Andrias dan pelapak buku lainnya berharap momen ramadan yang masih berlangsung di tenga pandmi, tidak menyurutkan warga Bandung untuk mencari buku dan berdiskusi. Beragam buku bisa mereka pilih sambil ngabuburit atau mengisi waktu selama puasa. Lapak Kataris Books, misalnya, menyajikan buku-buku sasta dan humaniora.
Pelapak lain, Penerbit Bandong, menghadirkan buku Pemikiran dan Perjuagan Mohammad Natsir. Lalu, beragam buku-buku Sukarno, seperti “Cermin Kaca Soekarno”, sampai buku “Sang Nabi”-nya Kahlil Gibran, tertata di lapak Jaringan Buku Alternatif.
Atau buku-buku sejarah, seperti “Misteri Pembunuhan Tan Malaka” di lapak Kabehaya Bookstore. Tak ketinggalan, wangi buku lama muncul dari lapak LawangBuku, misalnya dari buku Syekh Abdul Kodir terbitan tahun 1886.

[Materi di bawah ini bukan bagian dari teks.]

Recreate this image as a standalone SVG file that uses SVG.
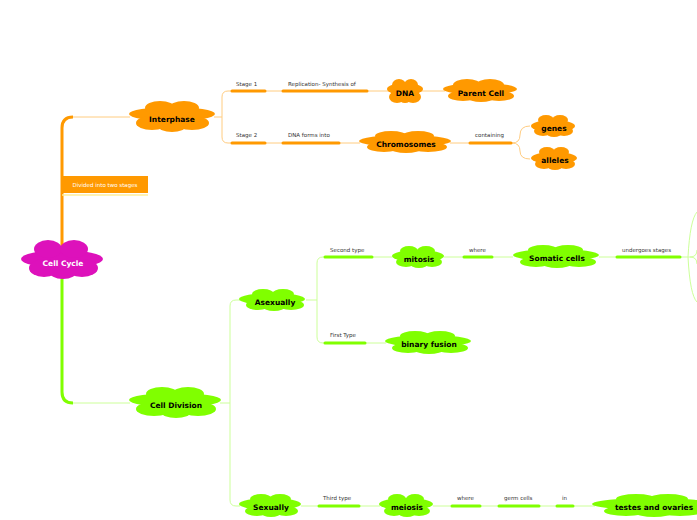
<svg xmlns="http://www.w3.org/2000/svg" width="697" height="520" viewBox="0 0 697 520">
<style>
.o{fill:#ff9900}.g{fill:#80ff00}.m{fill:#dd11bb}
.t{font-family:"DejaVu Sans",sans-serif;font-size:7.5px;font-weight:bold;fill:#000;text-anchor:middle}
.l{font-family:"DejaVu Sans",sans-serif;font-size:5.5px;fill:#333}
.bo{stroke:#ff9900;stroke-width:3;stroke-linecap:round;fill:none}
.bg{stroke:#80ff00;stroke-width:3;stroke-linecap:round;fill:none}
.co{stroke:#ffcc80;stroke-width:1;fill:none}
.cg{stroke:#ccff99;stroke-width:1;fill:none}
</style>
<rect width="697" height="520" fill="#fff"/>
<g id="connectors">
<path d="M62 250 V128 Q62 117 73 117 H130" class="co"/>
<path d="M62 250 V128 Q62 117 73 117" stroke="#ff9900" stroke-width="3" fill="none"/>
<path d="M62 268 V392 Q62 403 73 403 H130" class="cg"/>
<path d="M62 268 V392 Q62 403 73 403" stroke="#80ff00" stroke-width="3" fill="none"/>
<path d="M214 117 H222 M222 117 V97 Q222 91 228 91 H390 M222 117 V137 Q222 143 228 143 H360 M421 91 H445 M450 143 H512 Q520 143 520 135 Q520 126 530 126 M512 143 Q520 143 520 151 Q520 159 530 159" class="co"/>
<path d="M220 403 H230 M230 403 V306 Q230 300 236 300 H242 M230 403 V500 Q230 506 236 506 H240 M306 300 H317 M317 300 V263 Q317 257 323 257 H392 M317 300 V337 Q317 343 323 343 H386 M444 257 H513 M599 257 H690 Q697 257 697 250 M690 257 Q697 257 697 264 M688 257 Q690 220 697 212 M688 257 Q690 295 697 302 M301 506 H380 M433 506 H595" class="cg"/>
<line x1="62" y1="195" x2="148" y2="195" stroke="#ffee99" stroke-width="1.5"/>
<path d="M232 91 H265 M283 91 H367 M232 143 H265 M283 143 H339 M470 143 H511" class="bo"/>
<path d="M325 257 H372 M464 257 H492 M617 257 H680 M325 343 H365 M319 506 H359 M452 506 H480 M499 506 H539 M557 506 H573" class="bg"/>
<text class="l" x="236" y="86">Stage 1</text>
<text class="l" x="288" y="86">Replication- Synthesis of</text>
<text class="l" x="236" y="137">Stage 2</text>
<text class="l" x="288" y="137">DNA forms into</text>
<text class="l" x="475" y="137">containing</text>
<text class="l" x="330" y="252">Second type</text>
<text class="l" x="469" y="252">where</text>
<text class="l" x="622" y="252">undergoes stages</text>
<text class="l" x="330" y="337">First Type</text>
<text class="l" x="323" y="500">Third type</text>
<text class="l" x="457" y="500">where</text>
<text class="l" x="504" y="500">germ cells</text>
<text class="l" x="562" y="500">in</text>
</g>
<g id="label-divided">
<rect x="62" y="176" width="86" height="17" class="o"/>
<text x="105" y="187" font-family="DejaVu Sans,sans-serif" font-size="5.5" fill="#fff" text-anchor="middle">Divided into two stages</text>
</g>
<g id="cell-cycle" class="m">
<ellipse cx="62" cy="259" rx="41" ry="9"/><ellipse cx="48" cy="249" rx="14" ry="9"/><ellipse cx="74" cy="249" rx="14" ry="9"/><ellipse cx="44" cy="268" rx="15" ry="9"/><ellipse cx="82" cy="268" rx="16" ry="9"/><ellipse cx="63" cy="271" rx="14" ry="8"/>
<text class="t" x="63" y="266" style="fill:#fff">Cell Cycle</text>
</g>
<g id="interphase" class="o">
<ellipse cx="172" cy="114" rx="43" ry="7"/><ellipse cx="160" cy="108" rx="15" ry="7"/><ellipse cx="184" cy="108" rx="15" ry="7"/><ellipse cx="152" cy="123" rx="16" ry="7"/><ellipse cx="192" cy="123" rx="17" ry="7"/><ellipse cx="172" cy="126" rx="14" ry="6"/>
<text class="t" x="172" y="122">Interphase</text>
</g>
<g id="cell-division" class="g">
<ellipse cx="175" cy="400" rx="46" ry="7"/><ellipse cx="162" cy="394" rx="16" ry="7"/><ellipse cx="188" cy="394" rx="16" ry="7"/><ellipse cx="154" cy="409" rx="18" ry="7"/><ellipse cx="198" cy="409" rx="18" ry="7"/><ellipse cx="176" cy="412" rx="15" ry="6"/>
<text class="t" x="176" y="408">Cell Division</text>
</g>
<g id="dna" class="o">
<ellipse cx="405" cy="89" rx="18" ry="6"/><ellipse cx="399" cy="85" rx="7" ry="6"/><ellipse cx="411" cy="85" rx="7" ry="6"/><ellipse cx="397" cy="97" rx="8" ry="6"/><ellipse cx="413" cy="97" rx="8" ry="6"/><ellipse cx="405" cy="99" rx="6" ry="4"/>
<text class="t" x="405" y="96">DNA</text>
</g>
<g id="parent-cell" class="o">
<ellipse cx="480" cy="89" rx="37" ry="6"/><ellipse cx="467" cy="85" rx="14" ry="6"/><ellipse cx="490" cy="85" rx="14" ry="6"/><ellipse cx="463" cy="96" rx="15" ry="5"/><ellipse cx="499" cy="96" rx="15" ry="5"/><ellipse cx="481" cy="98" rx="13" ry="4"/>
<text class="t" x="481" y="96">Parent Cell</text>
</g>
<g id="chromosomes" class="o">
<ellipse cx="405" cy="141" rx="46" ry="6"/><ellipse cx="391" cy="136" rx="16" ry="5"/><ellipse cx="418" cy="136" rx="16" ry="5"/><ellipse cx="384" cy="147" rx="17" ry="5"/><ellipse cx="428" cy="147" rx="19" ry="5"/><ellipse cx="406" cy="149" rx="15" ry="4"/>
<text class="t" x="406" y="147">Chromosomes</text>
</g>
<g id="genes" class="o">
<ellipse cx="553" cy="126" rx="22" ry="6"/><ellipse cx="546" cy="120" rx="8" ry="5"/><ellipse cx="560" cy="120" rx="8" ry="5"/><ellipse cx="543" cy="131" rx="9" ry="5"/><ellipse cx="564" cy="131" rx="9" ry="5"/><ellipse cx="554" cy="133" rx="8" ry="4"/>
<text class="t" x="554" y="131">genes</text>
</g>
<g id="alleles" class="o">
<ellipse cx="554" cy="158" rx="23" ry="6"/><ellipse cx="547" cy="152" rx="8" ry="5"/><ellipse cx="561" cy="152" rx="8" ry="5"/><ellipse cx="544" cy="164" rx="9" ry="5"/><ellipse cx="566" cy="164" rx="9" ry="5"/><ellipse cx="555" cy="166" rx="8" ry="4"/>
<text class="t" x="555" y="163">alleles</text>
</g>
<g id="asexually" class="g">
<ellipse cx="272" cy="299" rx="33" ry="6"/><ellipse cx="263" cy="294" rx="11" ry="5"/><ellipse cx="283" cy="294" rx="11" ry="5"/><ellipse cx="258" cy="305" rx="12" ry="5"/><ellipse cx="291" cy="305" rx="13" ry="5"/><ellipse cx="274" cy="307" rx="11" ry="4"/>
<text class="t" x="275" y="305">Asexually</text>
</g>
<g id="mitosis" class="g">
<ellipse cx="418" cy="256" rx="26" ry="6"/><ellipse cx="409" cy="251" rx="9" ry="5"/><ellipse cx="426" cy="251" rx="9" ry="5"/><ellipse cx="406" cy="262" rx="10" ry="5"/><ellipse cx="432" cy="262" rx="10" ry="5"/><ellipse cx="419" cy="264" rx="9" ry="4"/>
<text class="t" x="419" y="262">mitosis</text>
</g>
<g id="somatic-cells" class="g">
<ellipse cx="556" cy="255" rx="43" ry="6"/><ellipse cx="543" cy="250" rx="15" ry="5"/><ellipse cx="568" cy="250" rx="15" ry="5"/><ellipse cx="536" cy="262" rx="16" ry="5"/><ellipse cx="579" cy="262" rx="17" ry="5"/><ellipse cx="557" cy="264" rx="14" ry="4"/>
<text class="t" x="557" y="261">Somatic cells</text>
</g>
<g id="binary-fusion" class="g">
<ellipse cx="428" cy="341" rx="43" ry="6"/><ellipse cx="415" cy="336" rx="15" ry="5"/><ellipse cx="440" cy="336" rx="15" ry="5"/><ellipse cx="408" cy="348" rx="16" ry="5"/><ellipse cx="451" cy="348" rx="17" ry="5"/><ellipse cx="429" cy="350" rx="14" ry="4"/>
<text class="t" x="429" y="347">binary fusion</text>
</g>
<g id="sexually" class="g">
<ellipse cx="270" cy="504" rx="31" ry="6"/><ellipse cx="261" cy="499" rx="11" ry="5"/><ellipse cx="280" cy="499" rx="11" ry="5"/><ellipse cx="257" cy="511" rx="12" ry="5"/><ellipse cx="286" cy="511" rx="12" ry="5"/><ellipse cx="271" cy="513" rx="10" ry="4"/>
<text class="t" x="271" y="510">Sexually</text>
</g>
<g id="meiosis" class="g">
<ellipse cx="406" cy="504" rx="27" ry="6"/><ellipse cx="397" cy="499" rx="9" ry="5"/><ellipse cx="415" cy="499" rx="9" ry="5"/><ellipse cx="394" cy="511" rx="10" ry="5"/><ellipse cx="419" cy="511" rx="11" ry="5"/><ellipse cx="407" cy="513" rx="9" ry="4"/>
<text class="t" x="407" y="510">meiosis</text>
</g>
<g id="testes-and-ovaries" class="g">
<ellipse cx="652" cy="504" rx="60" ry="6"/><ellipse cx="636" cy="499" rx="20" ry="5"/><ellipse cx="668" cy="499" rx="20" ry="5"/><ellipse cx="626" cy="511" rx="22" ry="5"/><ellipse cx="680" cy="511" rx="24" ry="5"/><ellipse cx="654" cy="513" rx="18" ry="4"/>
<text class="t" x="654" y="510">testes and ovaries</text>
</g>
</svg>
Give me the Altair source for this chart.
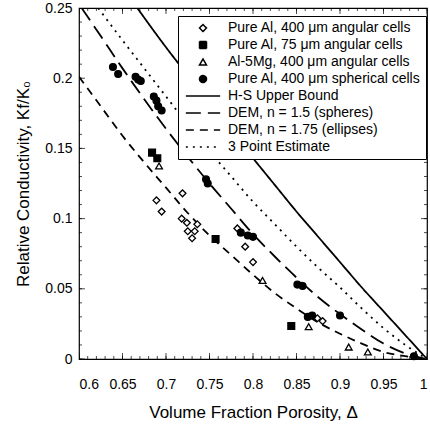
import altair as alt
import pandas as pd

# ---------------- data ----------------
SERIES = [
    "Pure Al, 400 μm angular cells",
    "Pure Al, 75 μm angular cells",
    "Al-5Mg, 400 μm angular cells",
    "Pure Al, 400 μm spherical cells",
    "H-S Upper Bound",
    "DEM, n = 1.5  (spheres)",
    "DEM, n = 1.75 (ellipses)",
    "3 Point Estimate",
]

ang400_D = [0.689, 0.695, 0.719, 0.718, 0.724, 0.736, 0.725, 0.733, 0.730, 0.782, 0.791, 0.800, 0.874, 0.880]
ang400_K = [0.113, 0.105, 0.118, 0.100, 0.097, 0.096, 0.091, 0.091, 0.086, 0.093, 0.080, 0.069, 0.029, 0.027]

ang75_D = [0.684, 0.690, 0.757, 0.844]
ang75_K = [0.147, 0.143, 0.0855, 0.0235]

mg_D = [0.692, 0.811, 0.864, 0.910, 0.932]
mg_K = [0.1375, 0.056, 0.023, 0.0085, 0.005]

sph_D = [0.639, 0.645, 0.665, 0.668, 0.671, 0.686, 0.689, 0.691, 0.695, 0.746, 0.748,
         0.786, 0.794, 0.800, 0.851, 0.857, 0.863, 0.868, 0.900, 0.985]
sph_K = [0.208, 0.203, 0.201, 0.199, 0.198, 0.187, 0.184, 0.180, 0.177, 0.128, 0.125,
         0.090, 0.088, 0.087, 0.053, 0.052, 0.030, 0.031, 0.031, 0.002]

hs_D = [0.667, 0.7, 0.725, 0.75, 0.775, 0.8, 0.825, 0.85, 0.875, 0.9, 0.925, 0.95, 0.975, 1.0]
hs_K = [0.25, 0.222, 0.202, 0.182, 0.162, 0.143, 0.124, 0.105, 0.087, 0.069, 0.051, 0.034, 0.017, 0.0]

dem15_D = [0.603, 0.625, 0.65, 0.675, 0.7, 0.725, 0.75, 0.775, 0.8, 0.825, 0.85, 0.875, 0.9, 0.925, 0.95, 0.975, 1.0]
dem15_K = [0.25, 0.230, 0.207, 0.185, 0.164, 0.144, 0.125, 0.107, 0.089, 0.073, 0.058, 0.044, 0.032, 0.021, 0.011, 0.004, 0.0]

dem175_D = [0.6, 0.625, 0.65, 0.675, 0.7, 0.725, 0.75, 0.775, 0.8, 0.825, 0.85, 0.875, 0.9, 0.925, 0.95, 0.975, 1.0]
dem175_K = [0.201, 0.180, 0.159, 0.140, 0.122, 0.104, 0.088, 0.074, 0.060, 0.047, 0.036, 0.026, 0.018, 0.011, 0.005, 0.002, 0.0]

tp_D = [0.622, 0.65, 0.675, 0.7, 0.725, 0.75, 0.775, 0.8, 0.825, 0.85, 0.875, 0.9, 0.925, 0.95, 0.975, 1.0]
tp_K = [0.25, 0.227, 0.207, 0.187, 0.167, 0.148, 0.130, 0.112, 0.096, 0.080, 0.065, 0.051, 0.036, 0.022, 0.010, 0.0]

x_major = [0.6, 0.65, 0.7, 0.75, 0.8, 0.85, 0.9, 0.95, 1.0]
y_major = [0, 0.05, 0.1, 0.15, 0.2, 0.25]
x_minor = [round(0.6 + 0.01 * i, 2) for i in range(41)]
y_minor = [round(0.01 * i, 2) for i in range(26)]

# ---------------- tables ----------------
pts = pd.concat([
    pd.DataFrame({"D": ang400_D, "K": ang400_K, "series": SERIES[0]}),
    pd.DataFrame({"D": ang75_D, "K": ang75_K, "series": SERIES[1]}),
    pd.DataFrame({"D": mg_D, "K": mg_K, "series": SERIES[2]}),
    pd.DataFrame({"D": sph_D, "K": sph_K, "series": SERIES[3]}),
], ignore_index=True)

lines = pd.concat([
    pd.DataFrame({"D": hs_D, "K": hs_K, "series": SERIES[4]}),
    pd.DataFrame({"D": dem15_D, "K": dem15_K, "series": SERIES[5]}),
    pd.DataFrame({"D": dem175_D, "K": dem175_K, "series": SERIES[6]}),
    pd.DataFrame({"D": tp_D, "K": tp_K, "series": SERIES[7]}),
], ignore_index=True)

FONT = "Liberation Sans"
xs = alt.Scale(domain=[0.6, 1.0], nice=False, zero=False)
ys = alt.Scale(domain=[0, 0.25], nice=False)

LINE_PATH = "M-4.9,0H4.9"
shape_scale = alt.Scale(domain=SERIES, range=["diamond", "square", "triangle-up", "circle",
                                              LINE_PATH, LINE_PATH, LINE_PATH, LINE_PATH])
fill_scale = alt.Scale(domain=SERIES, range=["white", "black", "white", "black",
                                             "transparent", "transparent", "transparent", "transparent"])
stroke_scale = alt.Scale(domain=SERIES, range=["black"] * 8)
dash_scale = alt.Scale(domain=SERIES, range=[[1, 0], [1, 0], [1, 0], [1, 0],
                                             [1, 0], [15, 7], [8, 6], [2, 5]])

legend = alt.Legend(
    title=None, orient="none", legendX=99, legendY=8,
    labelFont=FONT, labelFontSize=14, labelColor="black", labelLimit=400,
    symbolSize=49, symbolStrokeColor="black", symbolStrokeWidth=1.5,
    symbolOffset=13, labelOffset=18, rowPadding=3, padding=5,
    strokeColor="black", fillColor="white",
)

main_x = alt.Axis(values=x_major, format="~g", ticks=False, domain=False, grid=False,
                  labelFont=FONT, labelFontSize=14, labelColor="black", labelPadding=18,
                  title="Volume Fraction Porosity, Δ", titleFont=FONT, titleFontSize=17,
                  titleFontWeight="normal", titleColor="black", titlePadding=13)
main_y = alt.Axis(values=y_major, format="~g", ticks=False, domain=False, grid=False,
                  labelFont=FONT, labelFontSize=14, labelColor="black", labelPadding=7,
                  title="Relative Conductivity, Kf/K₀", titleFont=FONT, titleFontSize=17,
                  titleFontWeight="normal", titleColor="black", titlePadding=12)

line_layer = alt.Chart(lines).mark_line(strokeWidth=1.8, clip=True, interpolate="monotone").encode(
    x=alt.X("D:Q", scale=xs, axis=main_x),
    y=alt.Y("K:Q", scale=ys, axis=main_y),
    stroke=alt.Stroke("series:N", scale=stroke_scale, legend=legend, sort=SERIES),
    strokeDash=alt.StrokeDash("series:N", scale=dash_scale, legend=legend, sort=SERIES),
    detail="series:N",
)

point_layer = alt.Chart(pts).mark_point(filled=True, strokeWidth=1.3, size=46, opacity=1).encode(
    x=alt.X("D:Q", scale=xs, axis=main_x),
    y=alt.Y("K:Q", scale=ys, axis=main_y),
    shape=alt.Shape("series:N", scale=shape_scale, legend=legend, sort=SERIES),
    fill=alt.Fill("series:N", scale=fill_scale, legend=legend, sort=SERIES),
    stroke=alt.Stroke("series:N", scale=stroke_scale, legend=legend, sort=SERIES),
)

xmaj = pd.DataFrame({"D": x_major})
xmin = pd.DataFrame({"D": x_minor})
ymaj = pd.DataFrame({"K": y_major})
ymin = pd.DataFrame({"K": y_minor})


def xticks(df, at, size):
    return alt.Chart(df).mark_tick(orient="vertical", size=size, thickness=1, color="black", clip=True).encode(
        x=alt.X("D:Q", scale=xs, axis=main_x),
        y=alt.YDatum(at, scale=ys, axis=main_y),
    )


def yticks(df, at, size):
    return alt.Chart(df).mark_tick(orient="horizontal", size=size, thickness=1, color="black", clip=True).encode(
        y=alt.Y("K:Q", scale=ys, axis=main_y),
        x=alt.XDatum(at, scale=xs, axis=main_x),
    )


chart = alt.layer(
    line_layer,
    point_layer,
    xticks(xmaj, 0, 12), xticks(xmaj, 0.25, 12),
    xticks(xmin, 0, 6), xticks(xmin, 0.25, 6),
    yticks(ymaj, 0.6, 12), yticks(ymaj, 1.0, 12),
    yticks(ymin, 0.6, 6), yticks(ymin, 1.0, 6),
).properties(
    width=348, height=351,
    autosize=alt.AutoSizeParams(type="none"),
    padding={"left": 79, "top": 8, "right": 3, "bottom": 71},
    background="white",
).configure_view(stroke="black", strokeWidth=1.2)

chart.save("out.html", embed_options={"renderer": "svg", "actions": False})
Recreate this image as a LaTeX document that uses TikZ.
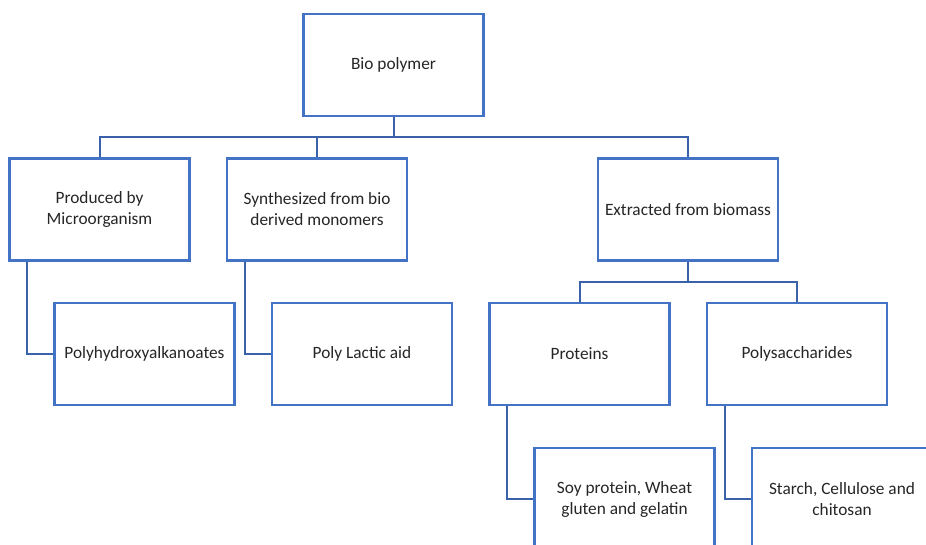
\documentclass[tikz,border=0pt]{standalone}
\usepackage{fontspec}
\setmainfont{Carlito}
\definecolor{boxblue}{HTML}{4472C4}
\definecolor{lineblue}{HTML}{3A62AA}
\begin{document}
\begin{tikzpicture}[x=1pt,y=-1pt,
  box/.style={draw=boxblue,line width=2.2pt,fill=white,minimum width=180pt,minimum height=102pt,
    align=center,font=\fontsize{17.3}{21}\selectfont,inner sep=0pt,text=black!85},
  conn/.style={draw=lineblue,line width=2pt}]
\useasboundingbox (0,0) rectangle (926,545);
\clip (0,0) rectangle (926,545);
\node[box] (bio) at (393.5,65) {Bio polymer};
\node[box] (prod) at (99.5,209.5) {Produced by\\Microorganism};
\node[box] (synt) at (317,209.5) {Synthesized from bio\\derived monomers};
\node[box] (extr) at (688,209.5) {Extracted from biomass};
\node[box] (pha) at (144.5,354) {Polyhydroxyalkanoates};
\node[box] (pla) at (362,354) {Poly Lactic aid};
\node[box] (prot) at (579.5,354) {Proteins};
\node[box] (poly) at (797,354) {Polysaccharides};
\node[box] (soy) at (624.5,499) {Soy protein, Wheat\\gluten and gelatin};
\node[box] (star) at (842,499) {Starch, Cellulose and\\chitosan};
\coordinate (bus) at (393.5,137);
\coordinate (sbus) at (688,282);
\draw[conn] (bio.south) -- (bus);
\draw[conn] (bus) -| (prod.north);
\draw[conn] (bus) -| (synt.north);
\draw[conn] (bus) -| (extr.north);
\draw[conn] (extr.south) -- (sbus);
\draw[conn] (sbus) -| (prot.north);
\draw[conn] (sbus) -| (poly.north);
\draw[conn] ([xshift=-72.5pt]prod.south) |- (pha.west);
\draw[conn] ([xshift=-72pt]synt.south) |- (pla.west);
\draw[conn] ([xshift=-72.5pt]prot.south) |- (soy.west);
\draw[conn] ([xshift=-72pt]poly.south) |- (star.west);
\end{tikzpicture}
\end{document}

Semua buku itu bisa ditemui di lantai 1 atau lobby Kantor Pos. Dan masih banyak koleksi buku lainnya yang dihadirkan penerbit maupun pelapak, seperti Mojok, Oleh-oleh Boekoe Bandoeng, Penerbit Ultimus, Theraz Buku, Lapak Penerbit Indie Bandung.
Di luar, hujan mulai reda. Waktu menunjukkan pukul 16.55 WIB. Bazar buku masih tampak ramai. Beberapa menit berselang, para pengunjung mulai berhamburan menyambut magrib yang tak lama lagi tiba.